Comment by Sobido on April 22, 2015 at 3:22am

Curious of what will be the Emlid REACH also to help with. sounds good.

Comment by RPM on April 22, 2015 at 7:42am

Very interesting set ups!

I am curious as to specifically what dataloggers you guys are using? I would like to set up similar units and test the accuracy against the high end survey GPS units.

Thanks!

Comment by Victor Toth on April 22, 2015 at 9:48am

This is quite interesting indeed. I might try to experiment with this.

I have a Neo-M8N and an arduino, and an SD card reader/writer. 

Would obtaining the files for RTKLib be as simple as just logging the gps output similar to what is described here?

http://www.toptechboy.com/arduino/lesson-23-arduino-gps-with-data-l...

Comment by Sobido on April 22, 2015 at 10:13am

I use tthe following for each box :

M8N : http://www.drotek.fr/shop/en/home/613-ublox-neo-m8n-gps-hmc5983-comp...

Datalogger : Ardulog (RTC) :http://www.hobbytronics.co.uk/ardulog-rtc?keyword=ardulog

regulator : Pololu 3.3V Step-Up/Step-Down Voltage Regulator

+enclosed  Battery Box 3x AAA + one On-Off Switch.

Note that the datalogger should be configure with Openlog program and not with the standard arduino program.

The worst part is the configuration of the M8N with Ucenter to catch the Raw.

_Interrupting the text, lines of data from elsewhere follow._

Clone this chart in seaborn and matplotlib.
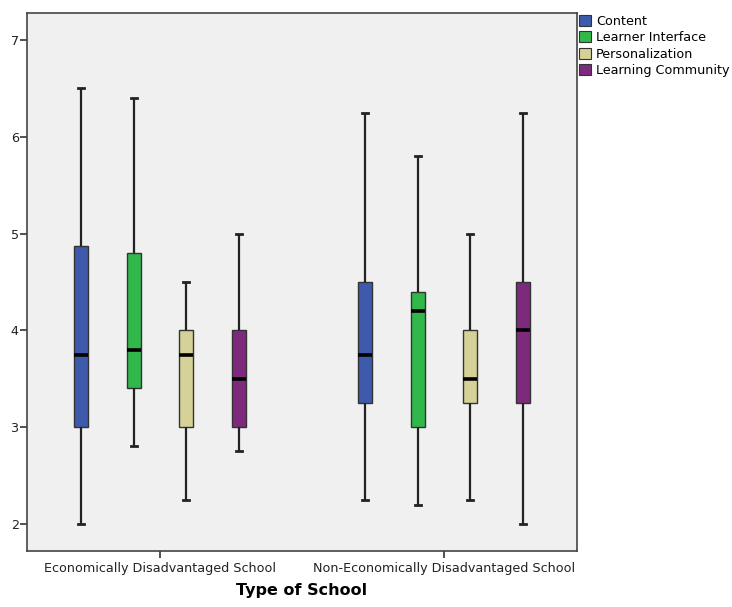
import numpy as np
import pandas as pd
import matplotlib
matplotlib.use("Agg")
import matplotlib.pyplot as plt
from matplotlib.patches import Patch
import seaborn as sns

# categories
schools = ["Economically Disadvantaged School", "Non-Economically Disadvantaged School"]
criteria = ["Content", "Learner Interface", "Personalization", "Learning Community"]
colors = ["#3D5AAD", "#31B84B", "#D5D197", "#7E2A7C"]

# five-number summaries: min, Q1, median, Q3, max
econ_content = [2.0, 3.0, 3.75, 4.875, 6.5]
econ_interface = [2.8, 3.4, 3.8, 4.8, 6.4]
econ_personal = [2.25, 3.0, 3.75, 4.0, 4.5]
econ_community = [2.75, 3.0, 3.5, 4.0, 5.0]

nonecon_content = [2.25, 3.25, 3.75, 4.5, 6.25]
nonecon_interface = [2.2, 3.0, 4.2, 4.4, 5.8]
nonecon_personal = [2.25, 3.25, 3.5, 4.0, 5.0]
nonecon_community = [2.0, 3.25, 4.0, 4.5, 6.25]

summaries = {
    schools[0]: [econ_content, econ_interface, econ_personal, econ_community],
    schools[1]: [nonecon_content, nonecon_interface, nonecon_personal, nonecon_community],
}

# long table, one row per value (5 values -> quartiles land exactly on Q1/median/Q3)
rows = []
for school, lists in summaries.items():
    for crit, vals in zip(criteria, lists):
        for v in vals:
            rows.append({"school": school, "criterion": crit, "score": v})
df = pd.DataFrame(rows)

fig = plt.figure(figsize=(7.32, 6.07), dpi=100)
ax = fig.add_axes([27 / 732, 1 - 551 / 607, 550 / 732, 538 / 607])
ax.set_facecolor("#F0F0F0")

sns.boxplot(
    data=df, x="school", y="score", hue="criterion",
    order=schools, hue_order=criteria, palette=colors, saturation=1,
    width=0.742, gap=0.735, whis=(0, 100), linewidth=1.0, linecolor="#333333",
    medianprops={"color": "black", "linewidth": 2.6},
    whiskerprops={"color": "#222222", "linewidth": 1.6},
    capprops={"color": "#222222", "linewidth": 2.0},
    legend=False, ax=ax,
)

# shorter caps, like the original (caps are the short horizontal lines)
for line in ax.lines:
    xd = np.asarray(line.get_xdata(), dtype=float)
    yd = np.asarray(line.get_ydata(), dtype=float)
    if len(xd) == 2 and yd[0] == yd[1] and abs(xd[1] - xd[0]) < 0.035:
        mid = (xd[0] + xd[1]) / 2
        line.set_xdata([mid - 0.0105, mid + 0.0105])

ax.set_xlim(-0.468, 1.468)
ax.set_ylim(1.72, 7.28)
ax.set_yticks([2, 3, 4, 5, 6, 7])
ax.tick_params(axis="both", direction="out", length=5, width=1.2, color="#333333",
               labelsize=9.2, labelcolor="#222222")
ax.tick_params(axis="y", pad=1)
ax.tick_params(axis="x", pad=3)
for side in ["left", "right", "top", "bottom"]:
    ax.spines[side].set_color("#444444")
    ax.spines[side].set_linewidth(1.2)

ax.set_ylabel("")
ax.set_xlabel("Type of School", fontsize=11.5, fontweight="bold", labelpad=6)

handles = [Patch(facecolor=c, edgecolor="#333333", linewidth=0.8, label=l)
           for c, l in zip(colors, criteria)]
ax.legend(handles=handles, loc="upper left", bbox_to_anchor=(1.004, 0.996),
          frameon=False, fontsize=9.2, handlelength=0.95, handleheight=0.95,
          handletextpad=0.35, labelspacing=0.25, borderaxespad=0, borderpad=0)

fig.savefig("out.png", dpi=100)
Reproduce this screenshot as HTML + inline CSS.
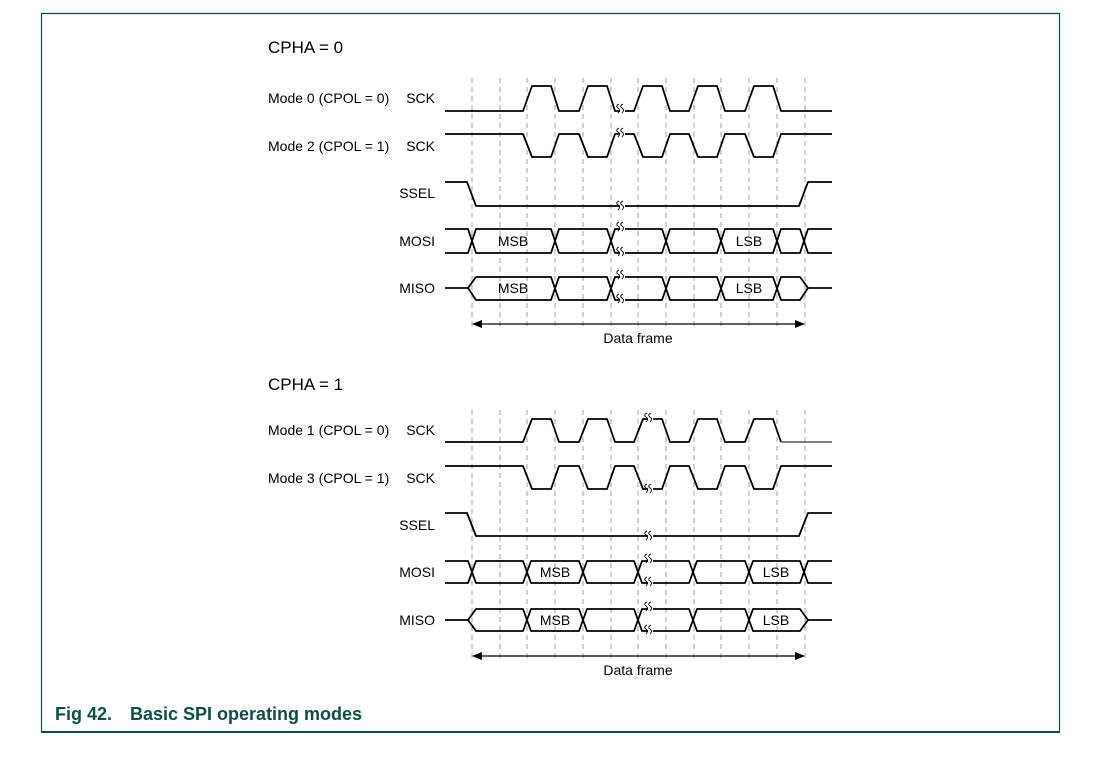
<!DOCTYPE html>
<html><head><meta charset="utf-8"><style>
html,body{margin:0;padding:0;background:#fff;}
svg{display:block;font-family:"Liberation Sans",Arial,sans-serif;}
.w{fill:none;stroke:#000;stroke-width:1.8;stroke-linejoin:round}
.d{stroke:#888;stroke-width:0.8;stroke-dasharray:5,4}
.l{font-size:14px;fill:#000}
.s{fill:none;stroke:#000;stroke-width:0.9}
</style></head><body>
<svg width="1099" height="757" viewBox="0 0 1099 757" xmlns="http://www.w3.org/2000/svg">
<rect x="0" y="0" width="1099" height="757" fill="#fff"/>
<path d="M41.5,13 V732 H1059 M41,13.5 H1059.5 V732" fill="none" stroke="#0b4f45" stroke-width="1.2"/>
<line x1="41" y1="732" x2="1060" y2="732" stroke="#0b4f45" stroke-width="2"/>
<text x="55" y="720" font-size="18" font-weight="bold" fill="#0b4f45">Fig 42.</text>
<text x="130" y="720" font-size="18" font-weight="bold" fill="#0b4f45">Basic SPI operating modes</text>

<g class="d">
<path d="M472,78V330M500,78V330M527,78V330M555,78V330M583,78V330M611,78V330M638,78V330M666,78V330M694,78V330M721,78V330M749,78V330M777,78V330M805,78V330"/>
<path d="M472,410V662M500,410V662M527,410V662M555,410V662M583,410V662M611,410V662M638,410V662M666,410V662M694,410V662M721,410V662M749,410V662M777,410V662M805,410V662"/>
</g>

<text x="268" y="53" font-size="17">CPHA = 0</text>
<text x="268" y="103" class="l">Mode 0 (CPOL = 0)</text><text x="435" y="103" class="l" text-anchor="end">SCK</text>
<text x="268" y="151" class="l">Mode 2 (CPOL = 1)</text><text x="435" y="151" class="l" text-anchor="end">SCK</text>
<text x="435" y="198" class="l" text-anchor="end">SSEL</text>
<text x="435" y="246" class="l" text-anchor="end">MOSI</text>
<text x="435" y="293" class="l" text-anchor="end">MISO</text>

<path class="w" d="M445,111 H523 L532,86 H551 L559,111 H579 L588,86 H607 L615,111 H634 L643,86 H662 L670,111 H689 L698,86 H717 L725,111 H745 L754,86 H773 L781,111 H832"/>
<path class="w" d="M445,134 H523 L532,157 H551 L559,134 H579 L588,157 H607 L615,134 H634 L643,157 H662 L670,134 H689 L698,157 H717 L725,134 H745 L754,157 H773 L781,134 H832"/>
<path class="w" d="M445,182 H467 L476,206 H799 L808,182 H832"/>
<path class="w" d="M445,229 H468 L476,253 H551 L559,229 H607 L615,253 H662 L670,229 H717 L725,253 H773 L781,229 H800 L808,253 H832"/>
<path class="w" d="M445,253 H468 L476,229 H551 L559,253 H607 L615,229 H662 L670,253 H717 L725,229 H773 L781,253 H800 L808,229 H832"/>
<path class="w" d="M445,288 H468 L476,277 H551 L559,300 H607 L615,277 H662 L670,300 H717 L725,277 H773 L781,300 H800 L808,288 H832"/>
<path class="w" d="M468,288 L476,300 H551 L559,277 H607 L615,300 H662 L670,277 H717 L725,300 H773 L781,277 H800 L808,288"/>
<text x="513" y="246" class="l" text-anchor="middle">MSB</text>
<text x="749" y="246" class="l" text-anchor="middle">LSB</text>
<text x="513" y="293" class="l" text-anchor="middle">MSB</text>
<text x="749" y="293" class="l" text-anchor="middle">LSB</text>

<g>
<rect x="620" y="104" width="5" height="10" fill="#fff"/>
<rect x="620" y="128" width="5" height="10" fill="#fff"/>
<rect x="620" y="200" width="5" height="10" fill="#fff"/>
<rect x="620" y="222" width="5" height="10" fill="#fff"/>
<rect x="620" y="246" width="5" height="10" fill="#fff"/>
<rect x="620" y="270" width="5" height="10" fill="#fff"/>
<rect x="620" y="293" width="5" height="10" fill="#fff"/>
<path class="s" d="M618,113 q3,-3 0,-5 q-3,-2 1,-4 M622,113 q3,-3 0,-5 q-3,-2 1,-4"/>
<path class="s" d="M618,137 q3,-3 0,-5 q-3,-2 1,-4 M622,137 q3,-3 0,-5 q-3,-2 1,-4"/>
<path class="s" d="M618,210 q3,-3 0,-5 q-3,-2 1,-4 M622,210 q3,-3 0,-5 q-3,-2 1,-4"/>
<path class="s" d="M618,231 q3,-3 0,-5 q-3,-2 1,-4 M622,231 q3,-3 0,-5 q-3,-2 1,-4"/>
<path class="s" d="M618,256 q3,-3 0,-5 q-3,-2 1,-4 M622,256 q3,-3 0,-5 q-3,-2 1,-4"/>
<path class="s" d="M618,279 q3,-3 0,-5 q-3,-2 1,-4 M622,279 q3,-3 0,-5 q-3,-2 1,-4"/>
<path class="s" d="M618,303 q3,-3 0,-5 q-3,-2 1,-4 M622,303 q3,-3 0,-5 q-3,-2 1,-4"/>
</g>

<line x1="480" y1="324" x2="796" y2="324" stroke="#000" stroke-width="1.2"/>
<path d="M472,324 L482,320 L482,328 Z M805,324 L795,320 L795,328 Z" fill="#000"/>
<text x="638" y="343" class="l" text-anchor="middle">Data frame</text>

<text x="268" y="390" font-size="17">CPHA = 1</text>
<text x="268" y="435" class="l">Mode 1 (CPOL = 0)</text><text x="435" y="435" class="l" text-anchor="end">SCK</text>
<text x="268" y="483" class="l">Mode 3 (CPOL = 1)</text><text x="435" y="483" class="l" text-anchor="end">SCK</text>
<text x="435" y="530" class="l" text-anchor="end">SSEL</text>
<text x="435" y="577" class="l" text-anchor="end">MOSI</text>
<text x="435" y="625" class="l" text-anchor="end">MISO</text>

<path class="w" d="M445,442 H523 L532,419 H551 L559,442 H579 L588,419 H607 L615,442 H634 L643,419 H662 L670,442 H689 L698,419 H717 L725,442 H745 L754,419 H773 L781,442"/>
<path d="M781,442 H832" stroke="#555" stroke-width="1.6" fill="none"/>
<path class="w" d="M445,466 H523 L532,489 H551 L559,466 H579 L588,489 H607 L615,466 H634 L643,489 H662 L670,466 H689 L698,489 H717 L725,466 H745 L754,489 H773 L781,466 H832"/>
<path class="w" d="M445,513 H467 L476,536 H799 L808,513 H832"/>
<path class="w" d="M445,561 H468 L476,583 H523 L531,561 H579 L587,583 H634 L642,561 H689 L697,583 H745 L753,561 H800 L808,583 H832"/>
<path class="w" d="M445,583 H468 L476,561 H523 L531,583 H579 L587,561 H634 L642,583 H689 L697,561 H745 L753,583 H800 L808,561 H832"/>
<path class="w" d="M445,620 H468 L476,609 H523 L531,631 H579 L587,609 H634 L642,631 H689 L697,609 H745 L753,631 H800 L808,620 H832"/>
<path class="w" d="M468,620 L476,631 H523 L531,609 H579 L587,631 H634 L642,609 H689 L697,631 H745 L753,609 H800 L808,620"/>
<text x="555" y="577" class="l" text-anchor="middle">MSB</text>
<text x="776" y="577" class="l" text-anchor="middle">LSB</text>
<text x="555" y="625" class="l" text-anchor="middle">MSB</text>
<text x="776" y="625" class="l" text-anchor="middle">LSB</text>

<g>
<rect x="648" y="413" width="5" height="10" fill="#fff"/>
<rect x="648" y="484" width="5" height="10" fill="#fff"/>
<rect x="648" y="531" width="5" height="10" fill="#fff"/>
<rect x="648" y="554" width="5" height="10" fill="#fff"/>
<rect x="648" y="577" width="5" height="10" fill="#fff"/>
<rect x="648" y="602" width="5" height="10" fill="#fff"/>
<rect x="648" y="625" width="5" height="10" fill="#fff"/>
<path class="s" d="M646,422 q3,-3 0,-5 q-3,-2 1,-4 M650,422 q3,-3 0,-5 q-3,-2 1,-4"/>
<path class="s" d="M646,493 q3,-3 0,-5 q-3,-2 1,-4 M650,493 q3,-3 0,-5 q-3,-2 1,-4"/>
<path class="s" d="M646,540 q3,-3 0,-5 q-3,-2 1,-4 M650,540 q3,-3 0,-5 q-3,-2 1,-4"/>
<path class="s" d="M646,563 q3,-3 0,-5 q-3,-2 1,-4 M650,563 q3,-3 0,-5 q-3,-2 1,-4"/>
<path class="s" d="M646,586 q3,-3 0,-5 q-3,-2 1,-4 M650,586 q3,-3 0,-5 q-3,-2 1,-4"/>
<path class="s" d="M646,611 q3,-3 0,-5 q-3,-2 1,-4 M650,611 q3,-3 0,-5 q-3,-2 1,-4"/>
<path class="s" d="M646,634 q3,-3 0,-5 q-3,-2 1,-4 M650,634 q3,-3 0,-5 q-3,-2 1,-4"/>
</g>

<line x1="480" y1="656" x2="796" y2="656" stroke="#000" stroke-width="1.2"/>
<path d="M472,656 L482,652 L482,660 Z M805,656 L795,652 L795,660 Z" fill="#000"/>
<text x="638" y="675" class="l" text-anchor="middle">Data frame</text>
</svg>
</body></html>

I noticed also some pertubance with the Ardulog on movement ( can't use it in the plane for instance) . A more stable datalogger is use then the :logomatic form Sparkfun. (https://www.sparkfun.com/products/12772

Comment by Gerard Toonstra on April 22, 2015 at 10:33am

The RTC and breakout board are not actually necessary. The most direct way is to solder the SD card using a bunch of wires and talk to it using the SPI bus. The datalogger basically exposes a slightly easier to use serial interface. You can however get SD card breakout boards that have pins to establish a cleaner hardware interface between the arduino and the SD. Time in the log comes from the GPS data itself.

Not all GPS modules have EEPROM, so when you turn the device off you need to repeat any commands for the configuration you wish to set. That means that you need to rerun those commands in your implementation on startup too. Those are "UBX" commands and their actual format differs per module. You need to scour the internet on how to figure out what those commands are. I'd think that u-center should have some feature where you can display the datastream going to the module when you issue reconfiguration commands, or perhaps you can save the config and inspect the generated file afterwards.

Comment by Gary McCray on April 22, 2015 at 11:14am

Really great post Gerard,

Makes high accuracy practical and affordable, lots of applications.

Best regards,

Gary

Comment by Sobido on April 22, 2015 at 12:24pm

@gerard

You are right about the RTC. No need RTC for that application. The Ardulog V3 is enough. I use the RTC because I use also the Datalogger for other purpose where i need RTC .

The configuration of the M8N is possible with Ucenter for the Datalogger . I sent quite a time to find a solution but it is work.